My first time posting here. I explain with words, tears, music, etc, and I’m just met with either silence or surface level positivity. Even in suicide/depressed-focust support groups online, I still feel like an outsider in my own pain. I still feel like an alien to those who are supposed to be feeling just like I do right now. How fucked am I if other depressed people don’t even understand what I’m going through? “But have you tried this?” I’ve tried a million things a million times. I’m not depressed or suicidal for the common reasons most people can relate to. I reach out, and it just makes me more angry. I take a break and feel more exhausted. Everyone tells me, “You’re so well spoken! Your writing is so good!” But they don’t actually absorb anything meaningful, so I keep getting copy and pasted, cookie cutter responses like “try a new hobbies or reach out to a professional”. GEEZ, WHY DIDN’T I THINK OF THAT YEARS AGO????????? No one knows how to deal with you when you are way past regular coping methods. I’ve given so many clear warning signs about my mental state and no one takes me seriously. I feel more helpless when I use hotlines or apps. There’s no amount of “self-care” I can perform within my limitations that makes a difference. I look at suicide-prevention propaganda and it boils my blood because I don’t have the permission from society to die. No one wants you to die, but no one wants to help you live either. I constantly feel like I’m trapped in a cage. Life wants me alive enough to experience suffering, but won’t let me suffer enough to put me out of my misery. Then it’s, “You don’t have to explain yourself to anyone”, but then how can I get help if I don’t communicate? Nothing works and nothing is meant to anyway, not for everyone. I’m thinking, “write a manifesto”, but what’s the point of still trying to explain myself, even in death, for other people who don’t care?
3 comments
So why do you want to die?
Awesome rant, at some point u just have to deal with reality of loss n loneliness n human neglect n incompetence but fucking awesome rant about the fucking circuit board of cliche partial solutions.

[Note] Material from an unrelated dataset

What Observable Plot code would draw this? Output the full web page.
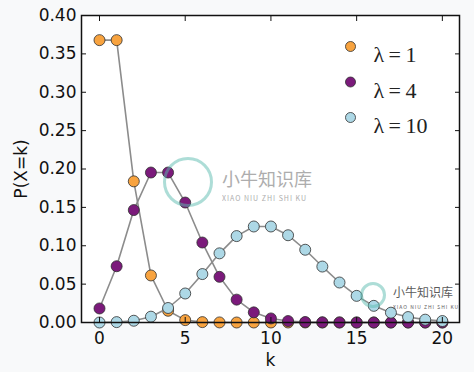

I doubt that I’d be someone you could relate to but on the off chance you would im just going to say this,
‘yeah me too.’ especially if you think you say these things or feel these things because of nothing special or even real in the sense of an actually negative circumstance.
I know this feeling and I validate literally whatever it is that is causing you to feel this is way. Currently I’m looking for people I can understand and I don’t know if I’ll ever get there, it’s merely a compensation for life letting me down. I’m not someone who just goes and attempts very easily. I hope you get that if that’s what would ease something for you too.